Conditional Promise and Equitable Obligations
The Court examined Wilson's conditional promise to pay the assignees and their counsel, which was contingent on a sale to an English syndicate. Despite the failure of that sale, the Court found that Wilson's awareness and involvement in the negotiations implied an acknowledgment of the claims. The Court noted that while the promise was conditional, it did not negate the underlying equitable obligation to settle these claims. Wilson’s acquisition of the property, with knowledge of these claims, meant he assumed responsibility for addressing them. His agreement to pay these claims, contingent upon receiving funds from the sale, indicated an understanding that these claims should be satisfied from the proceeds of the property. The Court determined that equity required enforcing these obligations against the stock Wilson held.
Scaling Down the Claims
The Court addressed the issue of scaling down the claims based on the amount of stock Wilson actually received. Since Wilson received less stock than originally anticipated, the Court decided that the claims should be proportionately reduced.

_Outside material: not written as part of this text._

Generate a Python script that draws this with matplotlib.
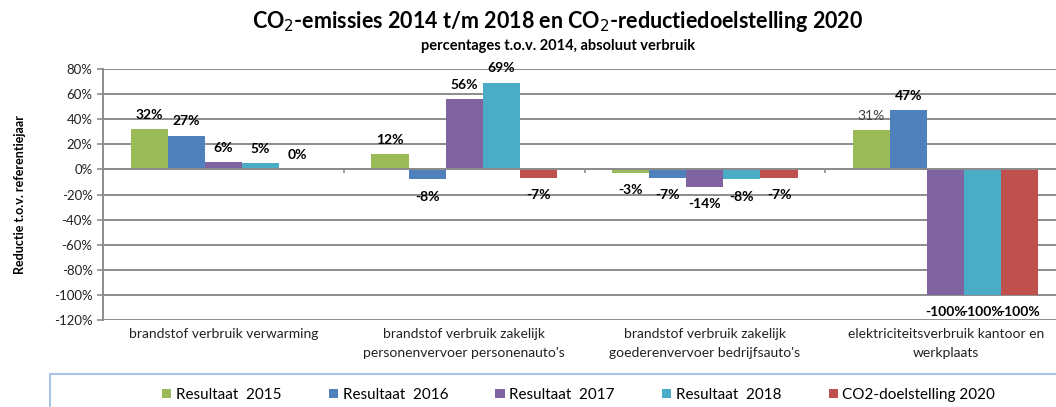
import numpy as np
import matplotlib.pyplot as plt
from matplotlib.patches import Rectangle

plt.rcParams['font.family'] = ['Lato', 'DejaVu Sans']

categories = ["brandstof verbruik verwarming",
              "brandstof verbruik zakelijk\npersonenvervoer personenauto's",
              "brandstof verbruik zakelijk\ngoederenvervoer bedrijfsauto's",
              "elektriciteitsverbruik kantoor en\nwerkplaats"]
series_names = ["Resultaat  2015", "Resultaat  2016", "Resultaat  2017",
                "Resultaat  2018", "CO2-doelstelling 2020"]
res_2015 = [32, 12, -3, 31]
res_2016 = [27, -8, -7, 47]
res_2017 = [6, 56, -14, -100]
res_2018 = [5, 69, -8, -100]
doel_2020 = [0, -7, -7, -100]
series = [res_2015, res_2016, res_2017, res_2018, doel_2020]
yticks = [80, 60, 40, 20, 0, -20, -40, -60, -80, -100, -120]

colors = ['#9BBB59', '#4F81BD', '#8064A2', '#4BACC6', '#C0504D']

fig = plt.figure(figsize=(10.56, 4.07), dpi=100)
ax = fig.add_axes([103 / 1056, 1 - 320 / 407, (1066 - 103) / 1056, (320 - 69) / 407])

x = np.arange(len(categories))
w = 0.154
handles = []
for i, (vals, col) in enumerate(zip(series, colors)):
    pos = x + (i - 2) * w
    b = ax.bar(pos, vals, w, color=col, zorder=3, label=series_names[i])
    handles.append(b)
    for xp, v in zip(pos, vals):
        # the 2015 label in the last group is plain, as in the source
        plain = (i == 0 and xp > 2.5)
        if v >= 0:
            ax.annotate(f"{v}%", (xp, v), xytext=(0, 6), textcoords='offset points',
                        ha='center', va='bottom', fontsize=10,
                        fontweight='normal' if plain else 'bold',
                        color='#404040' if plain else 'black')
        else:
            ax.annotate(f"{v}%", (xp, v), xytext=(0, -8), textcoords='offset points',
                        ha='center', va='top', fontsize=10, fontweight='bold')

ax.set_xlim(-0.5, 3.5)
ax.set_ylim(-120, 80)
ax.set_yticks(yticks)
ax.set_yticklabels([f"{t}%" for t in yticks], fontsize=9.5, color='#222222')
ax.yaxis.grid(True, color='#8c8c8c', linewidth=1.4, zorder=0)
ax.set_xticks([])
for s in ['top', 'right', 'bottom']:
    ax.spines[s].set_visible(False)
ax.spines['left'].set_color('#8c8c8c')
ax.spines['left'].set_linewidth(1.4)
ax.tick_params(axis='y', length=4, color='#8c8c8c', width=1.2)
ax.axhline(0, color='#8c8c8c', linewidth=1.4, zorder=4)
ax.vlines([0.5, 1.5, 2.5], -3, 0, color='#8c8c8c', linewidth=1.2, zorder=4)

for xi, lab in zip(x, categories):
    ax.text(xi, -126, lab, ha='center', va='top', fontsize=10, color='#222222',
            linespacing=1.7)

ax.set_ylabel("Reductie t.o.v. referentiejaar", fontsize=9, fontweight='bold', labelpad=20)

fig.text(0.528, 0.948, "CO$_2$-emissies 2014 t/m 2018 en CO$_2$-reductiedoelstelling 2020",
         ha='center', va='center', fontsize=15.5, fontweight='bold')
fig.text(0.528, 0.888, "percentages t.o.v. 2014, absoluut verbruik",
         ha='center', va='center', fontsize=10.5, fontweight='bold')

fig.patches.append(Rectangle((50 / 1056, -0.05), 1.1, 1 - 374 / 407 + 0.05,
                             transform=fig.transFigure, fill=False,
                             edgecolor='#a9c4e4', linewidth=1.5))
fig.legend(handles, series_names, loc='center', bbox_to_anchor=(0.548, 1 - 395 / 407),
           ncol=5, frameon=False, fontsize=11, handlelength=0.6, handleheight=0.6,
           handletextpad=0.3, columnspacing=3.1)

fig.savefig('out.png', dpi=100)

The Court acknowledged that the original compensation agreement was made in the context of a different financial arrangement, where Wilson would have had access to more funds. Given the reduced value of the stock, equity dictated that the claims should reflect this change in circumstances. The Court calculated the proportional reduction based on the difference between the expected and actual stock values, thereby reducing the claim from $38,000 to $25,440. This adjustment ensured that the claims were fair and consistent with the changed financial conditions.
Denial of Interest
The Court decided not to award interest on the claims, citing the unique circumstances of the case. The Court considered the lengthy and complex negotiations, as well as the various contingencies and uncertainties that characterized the transactions. The decision to deny interest reflected the Court’s view that the plaintiffs were not entitled to additional compensation beyond the scaled-down claim amount. The Court reasoned that the equitable considerations and the adjustments made to the principal claim adequately addressed the plaintiffs' entitlement. This decision balanced the interests of fairness and equity, as the plaintiffs were still compensated for their services in a manner proportionate to the final value of the stock received by Wilson.
Conclusion
In conclusion, the U.S. Supreme Court held that the claims of the assignees and their counsel were valid liens in equity against the stock held by Wilson. The Court’s reasoning rested on the principle that a trust estate must bear its administrative expenses and that Wilson, by his actions and agreements, assumed responsibility for settling these claims. While the claims were scaled down to align with the reduced stock value, the Court denied interest based on the case’s particularities. This decision underscores the importance of equitable principles in ensuring that parties who contribute to the administration and protection of a trust estate are fairly compensated for their efforts.